The bar, with its chatty bartenders, generates energy, but you can settle into seats in the window or snag one of the two-seat tables along the wall (dubbed Tables 69 and 420) for a matcha-tini (lemongrass shochu, aloe, and chartreuse). Drinks are $15 to $18.
Izzy’s shares the Ripplewood’s kitchen, where chef Biff Gottehrer and sous chef Su Djong create $15 handrolls filled with XO scallops, mao mao, or live red king salmon, and $16 bao buns (the birria is nearly sandwich-size). That and a few vegetable dishes (miso soup, edamame, seaweed salad, and spicy cucumbers) round out the menu.
Izzy’s, 35 E. Lancaster Ave., Ardmore. Hours: 4 to 9 p.m. Wednesday, 4 to 10 p.m. Thursday to Saturday.
Caletta. There’s a rustic elegance to this eight-stool lounge tucked behind Bastia, with grand windows and doors that fling out onto a leafy, very un-Fishtown patio and pool. As time goes by, expect a piano bar featuring both local and visiting musicians.

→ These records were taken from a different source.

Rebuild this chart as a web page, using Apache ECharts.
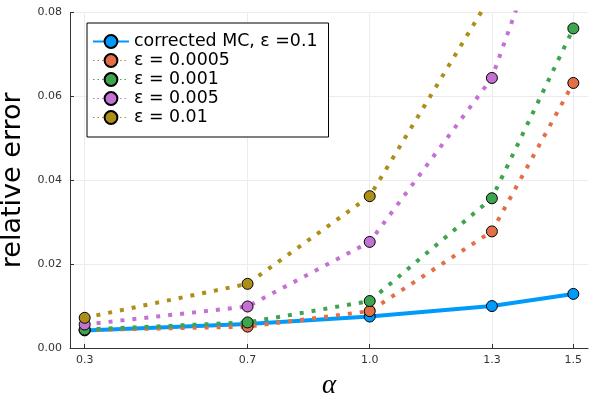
<!DOCTYPE html>
<html>
<head>
<meta charset="utf-8">
<script src="https://cdn.jsdelivr.net/npm/echarts@6/dist/echarts.min.js"></script>
<style>
  html, body { margin: 0; padding: 0; background: #fff; }
  #chart { width: 600px; height: 400px; }
</style>
</head>
<body>
<div id="chart"></div>
<script>
// values
const alphas = [0.3, 0.7, 1.0, 1.3, 1.5];
const xTicks = [0.3, 0.7, 1.0, 1.3, 1.5];

const correctedMC = [0.0042, 0.0057, 0.0075, 0.0100, 0.0129];
const eps0005 = [0.0043, 0.0051, 0.0088, 0.0278, 0.0632];
const eps001 = [0.0044, 0.0061, 0.0112, 0.0357, 0.0762];
const eps005 = [0.0056, 0.0099, 0.0253, 0.0644, 0.119];
const eps01 = [0.0072, 0.0153, 0.0362, 0.0843, 0.17];

const seriesNames = ['corrected MC, ε =0.1', 'ε = 0.0005', 'ε = 0.001', 'ε = 0.005', 'ε = 0.01'];
const seriesValues = [correctedMC, eps0005, eps001, eps005, eps01];
const colors = ['#009AFA', '#E36F47', '#3EA44E', '#C371D2', '#AC8E18'];

const chart = echarts.init(document.getElementById('chart'));

const series = seriesValues.map((vals, i) => {
  const solid = i === 0;
  return {
    name: seriesNames[i],
    type: 'line',
    data: vals.map((v, k) => [alphas[k], v]),
    symbol: 'circle',
    symbolSize: 11,
    clip: true,
    itemStyle: {
      color: colors[i],
      borderColor: '#000',
      borderWidth: 1,
    },
    lineStyle: {
      color: colors[i],
      width: 4,
      type: solid ? 'solid' : [4, 8],
      cap: 'butt',
    },
    emphasis: { disabled: true },
    z: 2 + i,
  };
});

// thin lines in the legend, as in the reference
const legendData = seriesNames.map((name, i) => ({
  name: name,
  lineStyle: {
    width: i === 0 ? 2 : 1.2,
    type: i === 0 ? 'solid' : [1.5, 3],
  },
}));

const option = {
  animation: false,
  backgroundColor: '#fff',
  grid: {
    left: 70,
    right: 12,
    top: 12.5,
    bottom: 52,
    outerBoundsMode: 'none',
  },
  legend: {
    orient: 'vertical',
    left: 87,
    top: 23,
    padding: [10, 11, 11, 5],
    itemGap: 2,
    itemWidth: 36,
    itemHeight: 16,
    backgroundColor: '#fff',
    borderColor: '#000',
    borderWidth: 1,
    borderRadius: 0,
    textStyle: {
      fontFamily: 'DejaVu Sans',
      fontSize: 17.4,
      color: '#000',
      lineHeight: 16,
    },
    data: legendData,
  },
  xAxis: {
    type: 'value',
    min: 0.264,
    max: 1.536,
    name: 'α',
    nameLocation: 'middle',
    nameGap: 24,
    nameTextStyle: {
      fontFamily: 'Liberation Serif',
      fontStyle: 'italic',
      fontSize: 27,
      color: '#000',
    },
    axisLine: { lineStyle: { color: '#333', width: 1 } },
    axisTick: {
      inside: true,
      length: 4,
      customValues: xTicks,
      lineStyle: { color: '#333' },
    },
    axisLabel: {
      customValues: xTicks,
      margin: 7,
      fontFamily: 'DejaVu Sans',
      fontSize: 11,
      color: '#333',
      formatter: (v) => v.toFixed(1),
    },
    splitLine: {
      show: true,
      customValues: xTicks,
      lineStyle: { color: '#ececec', width: 1 },
    },
  },
  yAxis: {
    type: 'value',
    min: 0,
    max: 0.08,
    interval: 0.02,
    name: 'relative error',
    nameLocation: 'middle',
    nameGap: 30,
    nameTextStyle: {
      fontFamily: 'DejaVu Sans',
      fontSize: 27,
      color: '#000',
    },
    axisLine: { show: true, lineStyle: { color: '#333', width: 1 } },
    axisTick: { show: true, inside: true, length: 4, lineStyle: { color: '#333' } },
    axisLabel: {
      margin: 8,
      fontFamily: 'DejaVu Sans',
      fontSize: 11,
      color: '#333',
      formatter: (v) => v.toFixed(2),
    },
    splitLine: { show: true, lineStyle: { color: '#ececec', width: 1 } },
  },
  series: series,
};

chart.setOption(option);

window.addEventListener('resize', () => {
  chart.resize();
});
</script>
</body>
</html>
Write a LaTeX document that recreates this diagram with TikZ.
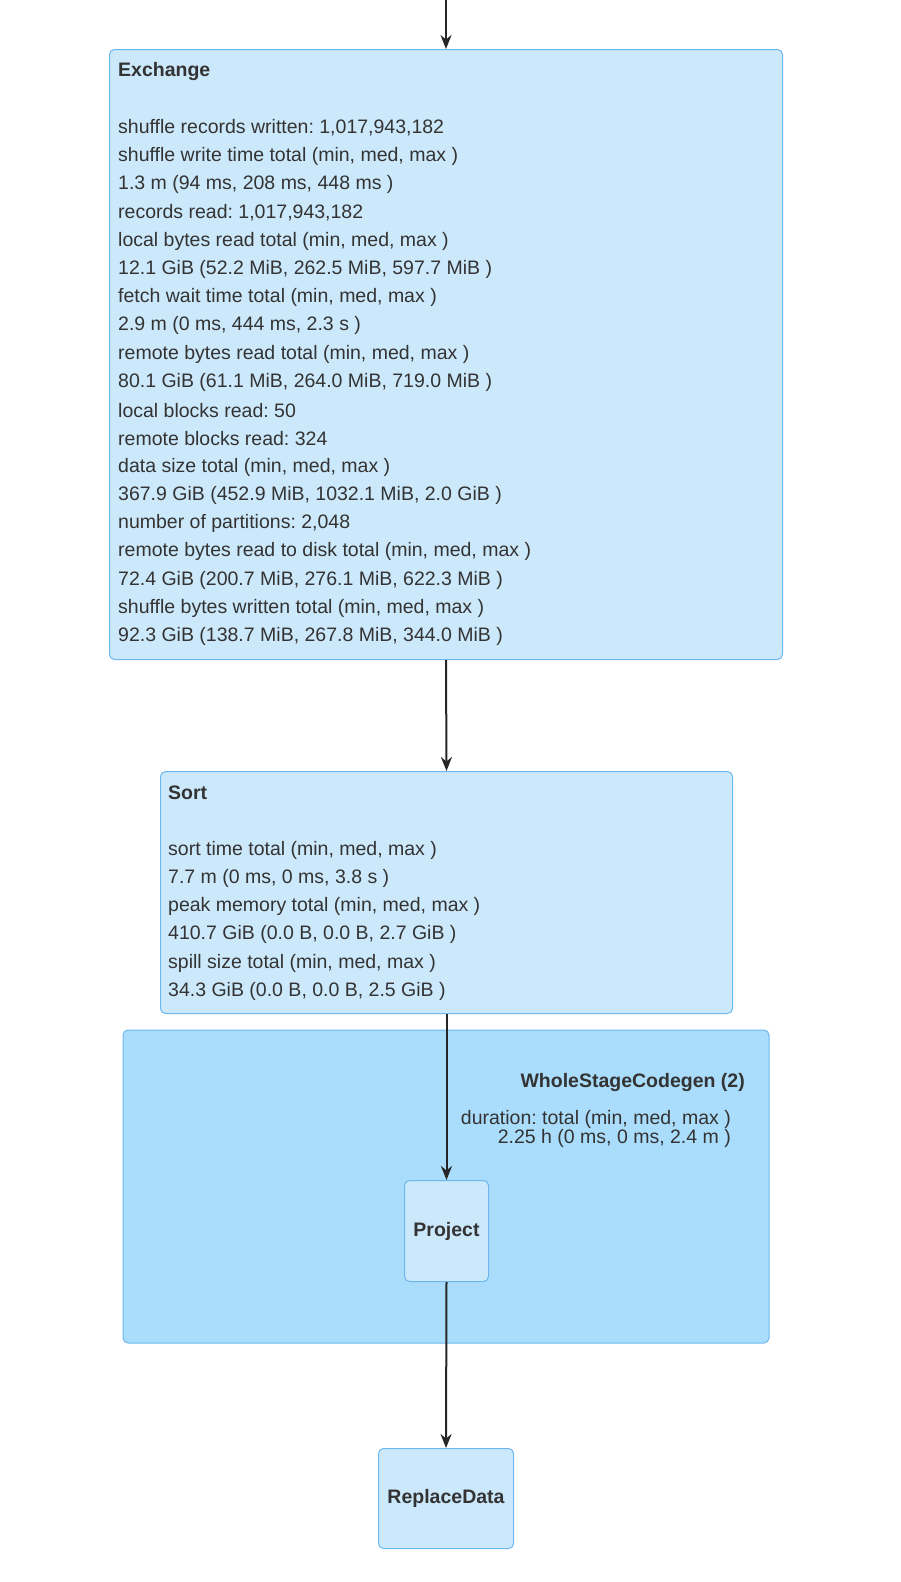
\documentclass[tikz,border=0pt]{standalone}
\usepackage{fontspec}
\setmainfont{Liberation Sans}
\usetikzlibrary{arrows.meta}
\frenchspacing
\definecolor{nodefill}{HTML}{CCE8FB}
\definecolor{clfill}{HTML}{AADCFB}
\definecolor{bord}{HTML}{6CB8EE}
\definecolor{txt}{HTML}{333333}
\tikzset{
 box/.style={draw=bord,fill=nodefill,rounded corners=5pt,line width=1pt},
 cl/.style={draw=bord,fill=clfill,rounded corners=5pt,line width=1pt},
 lbl/.style={anchor=west,inner sep=0pt,text=txt,font=\fontsize{19.5}{22}\selectfont},
 blbl/.style={lbl,font=\fontsize{19.5}{22}\selectfont\bfseries},
 conn/.style={-{Stealth[length=14pt,width=11pt]},line width=2pt,draw=black!85}
}
\begin{document}
\begin{tikzpicture}[x=1pt,y=-1pt]
\useasboundingbox (0,0) rectangle (900,1582);
\coordinate (top) at (446,0);
\draw[cl] (123,1030) rectangle (769,1343);
\node[blbl,anchor=east] (wsc) at (745,1082) {WholeStageCodegen (2)};
\node[lbl,anchor=east] (d1) at (731,1119) {duration: total (min, med, max )};
\node[lbl,anchor=east] (d2) at (731,1138) {2.25 h (0 ms, 0 ms, 2.4 m )};
\node[box,minimum width=673,minimum height=610,anchor=north west] (ex) at (109,49) {};
\node[blbl] at (118,72) {Exchange};
\foreach \t [count=\i from 0] in {{shuffle records written: 1,017,943,182},
 {shuffle write time total (min, med, max )},
 {1.3 m (94 ms, 208 ms, 448 ms )},
 {records read: 1,017,943,182},
 {local bytes read total (min, med, max )},
 {12.1 GiB (52.2 MiB, 262.5 MiB, 597.7 MiB )},
 {fetch wait time total (min, med, max )},
 {2.9 m (0 ms, 444 ms, 2.3 s )},
 {remote bytes read total (min, med, max )},
 {80.1 GiB (61.1 MiB, 264.0 MiB, 719.0 MiB )},
 {local blocks read: 50},
 {remote blocks read: 324},
 {data size total (min, med, max )},
 {367.9 GiB (452.9 MiB, 1032.1 MiB, 2.0 GiB )},
 {number of partitions: 2,048},
 {remote bytes read to disk total (min, med, max )},
 {72.4 GiB (200.7 MiB, 276.1 MiB, 622.3 MiB )},
 {shuffle bytes written total (min, med, max )},
 {92.3 GiB (138.7 MiB, 267.8 MiB, 344.0 MiB )}}
 \node[lbl] at (118,128+28.25*\i) {\t};
\node[box,minimum width=572,minimum height=242,anchor=north west] (sort) at (160,771) {};
\node[blbl] at (168,793) {Sort};
\foreach \t [count=\i from 0] in {{sort time total (min, med, max )},
 {7.7 m (0 ms, 0 ms, 3.8 s )},
 {peak memory total (min, med, max )},
 {410.7 GiB (0.0 B, 0.0 B, 2.7 GiB )},
 {spill size total (min, med, max )},
 {34.3 GiB (0.0 B, 0.0 B, 2.5 GiB )}}
 \node[lbl] at (168,850+28.25*\i) {\t};
\node[box,minimum width=84,minimum height=101,anchor=north west,text=txt,font=\fontsize{19.5}{22}\selectfont\bfseries] (proj) at (404,1180) {Project};
\node[box,minimum width=135,minimum height=100,anchor=north west,text=txt,font=\fontsize{19.5}{22}\selectfont\bfseries] (rd) at (378,1448) {ReplaceData};
\draw[conn] (top) -- (ex.north);
\draw[conn] (ex.south) -- (sort.north);
\draw[conn] (sort.south) -- (proj.north);
\draw[conn] (proj.south) -- (rd.north);
\end{tikzpicture}
\end{document}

Chef Tyler Akin’s small-plate menu, informed by Sardinia and southern Italy, includes Italian sturgeon caviar with pane carasau and a colatura-cured egg yolk in a fines herbes salad; a burger with grass-fed bavette, roasted tomato, balsamic aioli, and Perrystead Moonrise cheese; and rib eye spiedini with walnut pesto and grilled radicchio.
Beverage director Benjamin Kirk’s drinks list is ambitious. Cicero Can’t Hang has honeynut squash and turmeric leaf-infused genever, aquavit, creme de cacao, L’Herboriste tea, amari, bitter honey simple syrup, and lemon. Saturn Descent mixes Amaro Pasubio, St. George aged rye gin, yuzu sake, a pomegranate and umeboshi cordial, Mirto (a myrtle liqueur), shiso, and BBQ bitters. Drinks are $18 to $22. There is a decent nonalcoholic list, too.
Caletta at Hotel Anna & Bel, 1401 E. Susquehanna Ave. Hours: 4 to 11 p.m. Thursday to Saturday (walk-in only). Bastia’s hours: 5 to 10 p.m. Wednesday to Saturday, 5 to 9 p.m. Sunday.